Department store Liberty is to come under new ownership in a deal valuing the business at £300 million (€334m).
Private equity firm Bluegem confirmed on Friday that it would sell its roughly 40% stake in the company to a group led by Glendower Capital.
It is a significant mark-up on the £32 million (€35.6m) which Bluegem paid for the business back in 2010.
In 2014, it sold a stake to some unnamed European and Middle East family investors, but remained the controlling shareholder.
The 144-year-old brand, famous for its mock-Tudor building in central London and signature fabric prints, had become loss-making prior to its acquisition by Bluegem.
Under the direct management of the firm, its underlying earnings have risen from almost zero in 2010 to £25 million (€27.8m) last year.

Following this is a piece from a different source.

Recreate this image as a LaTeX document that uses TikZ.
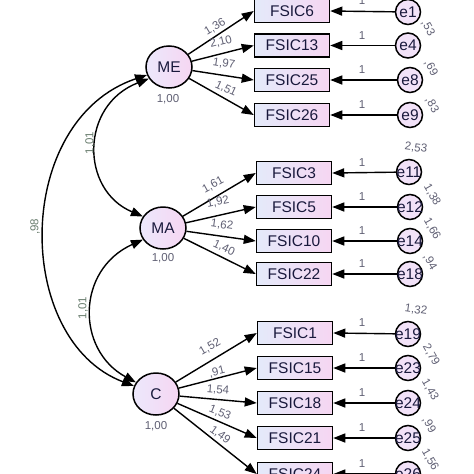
\documentclass[tikz,border=0pt]{standalone}
\usepackage{fontspec}
\setmainfont{Liberation Sans}
\usetikzlibrary{arrows.meta,shapes.geometric}
\definecolor{latA}{RGB}{236,232,252}
\definecolor{latB}{RGB}{246,214,242}
\definecolor{boxA}{RGB}{228,234,250}
\definecolor{boxB}{RGB}{246,214,242}
\definecolor{errfill}{RGB}{242,226,248}
\definecolor{navy}{RGB}{25,25,60}
\definecolor{labgray}{RGB}{95,95,115}
\definecolor{covgray}{RGB}{105,125,110}
\begin{document}
\begin{tikzpicture}[x=1pt,y=-1pt,
  latent/.style={ellipse, draw, line width=1.5pt, minimum width=46pt, minimum height=42pt, inner sep=0pt, left color=latA, right color=latB, text=navy, font=\fontsize{15.5}{15.5}\selectfont},
  obs/.style={rectangle, draw, line width=1.5pt, minimum width=75pt, minimum height=23pt, inner sep=0pt, left color=boxA, right color=boxB, text=navy, font=\fontsize{15.5}{15.5}\selectfont},
  err/.style={circle, draw, line width=1.5pt, minimum size=25pt, inner sep=0pt, fill=errfill},
  errtext/.style={text=navy, inner sep=0pt, font=\fontsize{15.5}{15.5}\selectfont},
  arr/.style={line width=1.4pt, -{Triangle[length=12pt,width=9pt]}},
  cov/.style={line width=1.4pt, {Triangle[length=12pt,width=9pt]}-{Triangle[length=12pt,width=9pt]}},
  lab/.style={font=\fontsize{11.5}{11.5}\selectfont, text=labgray, inner sep=0pt},
  clab/.style={font=\fontsize{11.5}{11.5}\selectfont, text=covgray, inner sep=0pt, rotate=90}
]
\useasboundingbox (0,0) rectangle (474,474);
\clip (0,0) rectangle (474,474);

% latent variables
\node[latent] (ME) at (169,67) {ME};
\node[latent] (MA) at (163,228) {MA};
\node[latent] (C) at (156,394) {C};
\node[lab] (vME) at (168,99) {1,00};
\node[lab] (vMA) at (163,258) {1,00};
\node[lab] (vC) at (156,426) {1,00};

% covariances
\draw[cov] (ME.210) .. controls (80,105) and (80,190) .. (MA.150);
\draw[cov] (ME.200) .. controls (13,120) and (13,340) .. (C.160);
\draw[cov] (MA.210) .. controls (76,270) and (76,350) .. (C.150);
\node[clab] (c1) at (90,143) {1,01};
\node[clab] (c2) at (35,227) {,98};
\node[clab] (c3) at (83,308) {1,01};

% ME group
\node[obs] (b6) at (292,11) {FSIC6};
\node[obs] (b13) at (292,45.5) {FSIC13};
\node[obs] (b25) at (292,80) {FSIC25};
\node[obs] (b26) at (292,115) {FSIC26};
\node[err, label={[errtext]center:e1}] (e1) at (408,12) {};
\node[err, label={[errtext]center:e4}] (e4) at (408,45.5) {};
\node[err, label={[errtext]center:e8}] (e8) at (410,80) {};
\node[err, label={[errtext]center:e9}] (e9) at (410,115) {};

% MA group
\node[obs] (b3) at (294,173) {FSIC3};
\node[obs] (b5) at (294,207) {FSIC5};
\node[obs] (b10) at (294,241) {FSIC10};
\node[obs] (b22) at (294,274) {FSIC22};
\node[err, label={[errtext]center:e11}] (e11) at (409,172) {};
\node[err, label={[errtext]center:e12}] (e12) at (410,207) {};
\node[err, label={[errtext]center:e14}] (e14) at (410,241) {};
\node[err, label={[errtext]center:e18}] (e18) at (410,274) {};

% C group
\node[obs] (b1) at (295,333) {FSIC1};
\node[obs] (b15) at (295,368) {FSIC15};
\node[obs] (b18) at (295,403) {FSIC18};
\node[obs] (b21) at (295,438) {FSIC21};
\node[obs] (b24) at (295,474) {FSIC24};
\node[err, label={[errtext]center:e19}] (e19) at (408,334) {};
\node[err, label={[errtext]center:e23}] (e23) at (408,368) {};
\node[err, label={[errtext]center:e24}] (e24) at (408,403) {};
\node[err, label={[errtext]center:e25}] (e25) at (408,438) {};
\node[err, label={[errtext]center:e26}] (e26) at (408,474) {};

% loadings
\foreach \b in {b6,b13,b25,b26} \draw[arr] (ME) -- (\b.west);
\foreach \b in {b3,b5,b10,b22} \draw[arr] (MA) -- (\b.west);
\foreach \b in {b1,b15,b18,b21,b24} \draw[arr] (C) -- (\b.west);

\node[lab, rotate=31] (l1) at (215,27) {1,36};
\node[lab, rotate=14] (l2) at (221,42) {2,10};
\node[lab, rotate=-9] (l3) at (224,64) {1,97};
\node[lab, rotate=-25] (l4) at (226,89) {1,51};

\node[lab, rotate=29] (l5) at (213,185) {1,61};
\node[lab, rotate=12] (l6) at (218,202) {1,92};
\node[lab, rotate=-8] (l7) at (222,225) {1,62};
\node[lab, rotate=-25] (l8) at (224,248) {1,40};

\node[lab, rotate=30] (l9) at (210,347) {1,52};
\node[lab, rotate=14] (l10) at (217,372) {,91};
\node[lab, rotate=-5] (l11) at (218,390) {1,54};
\node[lab, rotate=-22] (l12) at (220,413) {1,53};
\node[lab, rotate=-36] (l13) at (220,435) {1,49};

% error paths
\foreach \e/\b in {e1/b6,e4/b13,e8/b25,e9/b26,e11/b3,e12/b5,e14/b10,e18/b22,e19/b1,e23/b15,e24/b18,e25/b21,e26/b24}
  \draw[arr] (\e) -- (\b.east);
\foreach \y in {1,35.5,70,105,163,197,231,264,323,358,393,428,464}
  \node[lab] at (362,\y) {1};

% error variances
\node[lab, rotate=-60] (v4) at (428,28) {,53};
\node[lab, rotate=-60] (v8) at (431,68) {,69};
\node[lab, rotate=-60] (v9) at (432,105) {,83};
\node[lab, rotate=-8] (v11) at (416,148) {2,53};
\node[lab, rotate=-60] (v12) at (432,195) {1,38};
\node[lab, rotate=-60] (v14) at (432,229) {1,66};
\node[lab, rotate=-60] (v18) at (430,262) {,94};
\node[lab, rotate=-8] (v19) at (416,310) {1,32};
\node[lab, rotate=-60] (v23) at (431,355) {2,79};
\node[lab, rotate=-60] (v24) at (430,390) {1,43};
\node[lab, rotate=-60] (v25) at (429,425) {,99};
\node[lab, rotate=-60] (v26) at (430,460) {1,56};
\end{tikzpicture}
\end{document}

Marco Capello of Bluegem, who serves as chairman of Liberty, said: “I am confident we have built a truly differentiated business and assembled a first-class management team that will allow Liberty to reclaim its status as one of the most iconic brands in the world, and the last truly heritage British brand.”
Mr Capello will stay on in his position, while all partners of Bluegem have co-invested in a personal capacity alongside Glendower.
The business will continue to be led by chief executive Adil Mehboob-Khan, former boss of Luxottica and Wella, who was appointed last year.
In recent years the heritage brand has made moves into new areas, such as online and digital capabilities.
Investment in this area has driven online revenues from £1 million (€1.1m) to £14 million (€15.6m).
Meanwhile the eponymous accessories brand Liberty London, launched three years ago, is now generating £8 million (€8.9m) of sales.
But the famous fabrics business is also still a core part of the business, with a compound annual growth rate of 11% since 2010.
Department store sales are also stronger, jumping from £36 million (€40m) to £94 million (€104m).